Question

Solve Applications of Systems of Equations by Substitution
In the following exercises, translate to a system of equations and solve.
The sum of two numbers is $$-26$$. One number is $$12$$ less than the other. Find the numbers.

Answer

**step1** Understanding the Problem

The problem asks us to find two specific numbers. We are given two key pieces of information about these numbers:
1. The combined total (sum) of the two numbers is -26.
2. There is a specific relationship between them: one number is 12 less than the other number.

**step2** Identifying the Relationship between the Numbers

Let's consider the two numbers.

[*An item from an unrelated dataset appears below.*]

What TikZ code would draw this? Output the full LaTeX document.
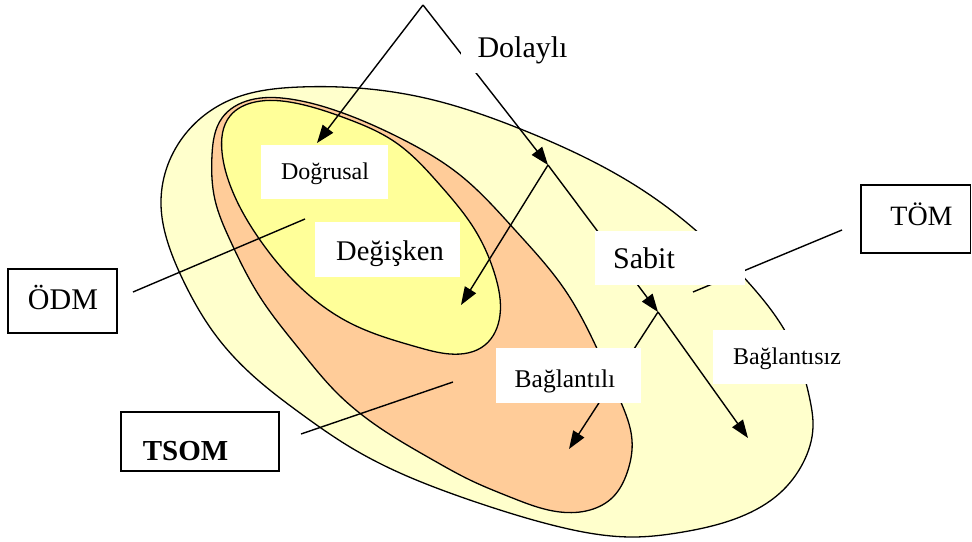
\documentclass[tikz,border=0pt]{standalone}
\usepackage{fontspec}
\setmainfont{Liberation Serif}
\usetikzlibrary{arrows.meta,hobby}
\definecolor{outerfill}{HTML}{FFFFCC}
\definecolor{midfill}{HTML}{FFCC99}
\definecolor{innerfill}{HTML}{FFFF99}
\begin{document}
\begin{tikzpicture}[x=1pt,y=-1pt,
  region/.style={draw=black, line width=1.3pt, use Hobby shortcut, closed=true},
  pointer/.style={line width=1.4pt, -{Triangle[length=18pt,width=13pt]}},
  leader/.style={line width=1.4pt},
  tagbox/.style={draw=black, line width=1.3pt, fill=white},
  cover/.style={fill=white},
  txt/.style={anchor=base, inner sep=0pt}]
\useasboundingbox (0,0) rectangle (972,541);

% outer region (TÖM)
\filldraw[region, fill=outerfill]
  (161,205) .. (183,137) .. (230,100) .. (300,87) .. (425,98) .. (523,130)
  .. (650,195) .. (748,282) .. (790,340) .. (810,400) .. (813,427)
  .. (803,463) .. (780,493) .. (740,517) .. (683,532) .. (633,537)
  .. (560,527) .. (500,510) .. (450,493) .. (400,473) .. (350,447)
  .. (300,413) .. (250,373) .. (217,337) .. (183,280) .. (167,240);

% middle region (TSOM)
\filldraw[region, fill=midfill]
  (212,155) .. (222,118) .. (250,100) .. (290,99) .. (340,112) .. (400,138)
  .. (460,175) .. (515,230) .. (565,290) .. (600,355) .. (620,400)
  .. (632,440) .. (627,473) .. (613,497) .. (590,510) .. (560,512)
  .. (510,497) .. (470,480) .. (433,460) .. (383,430) .. (337,393)
  .. (300,350) .. (260,297) .. (230,240) .. (215,200);

% inner region (ÖDM)
\filldraw[region, fill=innerfill]
  (222,152) .. (230,116) .. (255,102) .. (295,103) .. (345,118) .. (395,142)
  .. (440,185) .. (475,230) .. (495,275) .. (500,315) .. (485,345)
  .. (450,354) .. (417,347) .. (350,323) .. (300,287) .. (260,240)
  .. (232,190);

% branching points and arrow tips
\coordinate (apex) at (423,5);
\coordinate (toDogrusal) at (317,143);
\coordinate (fork1) at (548,165);
\coordinate (toDegisken) at (461,305);
\coordinate (fork2) at (658,312);
\coordinate (toBaglantili) at (569,449);
\coordinate (toBaglantisiz) at (748,438);

\draw[pointer] (apex) -- (toDogrusal);
\draw[pointer] (apex) -- (fork1);
\draw[pointer] (fork1) -- (toDegisken);
\draw[pointer] (fork1) -- (fork2);
\draw[pointer] (fork2) -- (toBaglantili);
\draw[pointer] (fork2) -- (toBaglantisiz);

% leader lines from the set names
\coordinate (odmA) at (133,292);  \coordinate (odmB) at (305,219);
\coordinate (tsomA) at (301,434); \coordinate (tsomB) at (453,382);
\coordinate (tomA) at (693,292);  \coordinate (tomB) at (842,230);
\draw[leader] (odmA) -- (odmB);
\draw[leader] (tsomA) -- (tsomB);
\draw[leader] (tomA) -- (tomB);

% white label backgrounds
\path[cover] (461,18) rectangle (590,73);
\path[cover] (261,145) rectangle (388,199);
\path[cover] (315,222) rectangle (460,277);
\path[cover] (595,231) rectangle (745,285);
\path[cover] (496,348) rectangle (641,403);
\path[cover] (713,330) rectangle (860,384);

% framed name boxes
\draw[tagbox] (8,269) rectangle (117,333);
\draw[tagbox] (121,412) rectangle (279,471);
\draw[tagbox] (861,185) rectangle (970.5,253);

% texts
\node[txt, font=\fontsize{30}{36}\selectfont] (dolayli) at (522.5,57) {Dolaylı};
\node[txt, font=\fontsize{24}{29}\selectfont] (dogrusal) at (325,179) {Doğrusal};
\node[txt, font=\fontsize{28.5}{34}\selectfont] (degisken) at (390,260) {Değişken};
\node[txt, font=\fontsize{30}{36}\selectfont] (sabit) at (644,268) {Sabit};
\node[txt, font=\fontsize{25.5}{30}\selectfont] (baglantili) at (565,387) {Bağlantılı};
\node[txt, font=\fontsize{24}{29}\selectfont] (baglantisiz) at (787,364) {Bağlantısız};
\node[txt, font=\fontsize{30}{36}\selectfont] (odm) at (63,309) {ÖDM};
\node[txt, font=\bfseries\fontsize{29}{35}\selectfont] (tsom) at (185.5,460) {TSOM};
\node[txt, font=\fontsize{28}{34}\selectfont] (tom) at (921.5,225) {TÖM};
\end{tikzpicture}
\end{document}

We can think of them as a 'smaller number' and a 'larger number'.
Since one number is stated to be "12 less than the other", this tells us that the difference between the two numbers is 12. More specifically, the larger number is 12 more than the smaller number.
So, we can express this relationship as: Larger Number = Smaller Number + 12.

**step3** Adjusting the Sum to Find Two Equal Parts

We know that the sum of the two numbers is -26. That means:
Smaller Number + Larger Number = -26.
From the previous step, we established that the Larger Number is the same as (Smaller Number + 12).
Let's substitute this idea into our sum:
Smaller Number + (Smaller Number + 12) = -26.
This means that if we add two times the Smaller Number to 12, we get -26.
(Two times Smaller Number) + 12 = -26.
To find what "Two times Smaller Number" is by itself, we need to remove the 12 from the sum. We do this by subtracting 12 from -26.
$$-26 - 12 = -38$$
Therefore, Two times Smaller Number = -38.

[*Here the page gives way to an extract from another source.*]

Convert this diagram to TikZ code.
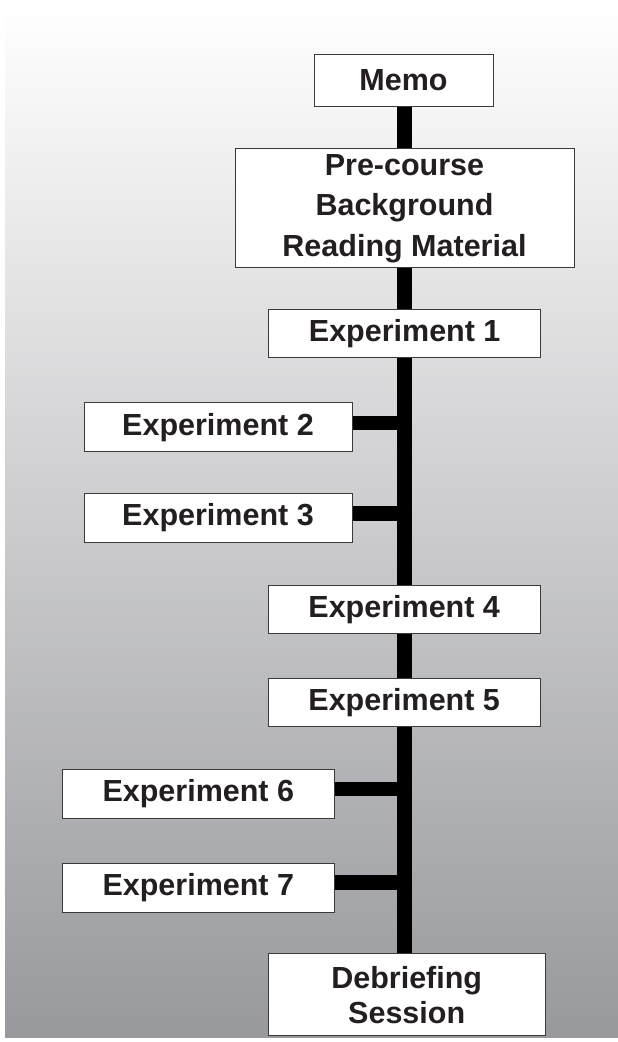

**step4** Finding the Smaller Number

Now we know that two times the Smaller Number is -38. To find the value of just one Smaller Number, we need to divide -38 by 2.
$$-38 \div 2 = -19$$
So, the smaller number is -19.

**step5** Finding the Larger Number

We found that the Smaller Number is -19. From Question1.step2, we know that the Larger Number is 12 more than the Smaller Number.
To find the Larger Number, we add 12 to the Smaller Number:
$$-19 + 12 = -7$$
So, the larger number is -7.

**step6** Verifying the Solution

Let's check if our two numbers, -19 and -7, fit all the conditions given in the problem:
1. Is their sum -26?
$$-19 + (-7) = -19 - 7 = -26$$
Yes, the sum is -26. This condition is met.
2. Is one number 12 less than the other?
Is -19 equal to -7 minus 12?
$$-7 - 12 = -19$$
Yes, -19 is 12 less than -7. This condition is also met.
Since both conditions are satisfied, the two numbers are -19 and -7.